Signatories of their letter included far-right religious leaders and groups, not just McEwen and Perkins but also the Faith and Freedom Coalition, Concerned Women for America, and more. (One Concerned Women for America board member is Caroline Aderholt, who now helps run The Family’s smaller-scale prayer breakfast on Capitol Hill.)

On Thursday, former Trump Secretary of State Mike Pompeo, also a Rapture believer, co-signed a letter calling on House Republicans to support Ukraine.

His audience was mainstream, and his message non-religious. But Pompeo reportedly had begun pressing Johnson privately on Ukraine “almost immediately” after Johnson got his gavel on Oct. 25.

And Moore’s group, the Ukraine Freedom Project, last year launched a campaign called Russia Tortures Christians, with paid posts and videos on Facebook and Instagram.

The ad campaign appears to have begun in late December. Ads started running as early as Dec. 22. In early March, the ads started naming Johnson. Respectfully.

One paid post that started running March 1 quotes The Bible to appeal to Johnson.

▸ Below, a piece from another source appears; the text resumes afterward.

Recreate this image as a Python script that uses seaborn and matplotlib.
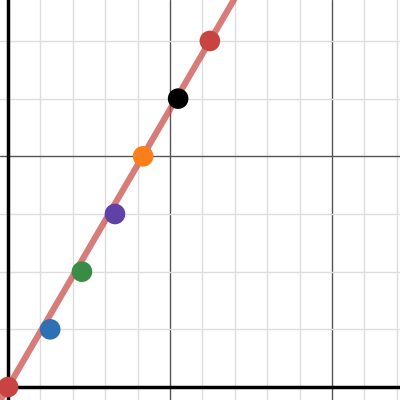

The campaign bought ads specifically targeting Facebook and Instagram users in Louisiana, Johnson’s state. “We ran digital ads for Russia Tortures Christians in Louisiana, building grassroots support,” Moore said.

The ads followed message testing at the end of summer in 2023, Moore wrote. “Telling Republican evangelicals that Russia tortures and murders Ukrainian evangelicals for their faith makes 70% of them … more likely to support Ukraine aid.”

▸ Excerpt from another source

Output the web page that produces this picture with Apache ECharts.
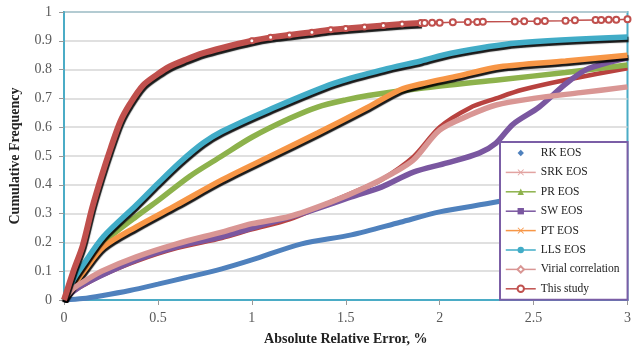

In the fall, he said, “we talked to ~100 Congressional offices about this message.”

One ad, earlier this month, thanked Graham for his support.

Eventually, it wasn’t just advocacy groups and Christian leaders. Right-wing media increasingly picked up on the narrative, and gave Unguryan a platform.

On April 10, the same day I reported on Unguryan’s meetings with Johnson and Zelenskyy, Newsmax cited Russia’s persecution of Christians as a reason to support aid. Their source was Unguryan.

Then, the day before their meeting with Johnson, Unguryan and Haidarzhy both appeared on Newsmax. Unguryan offered Newsmax a modest prophecy: “These next days we will tell people truth on the Capitol Hill.”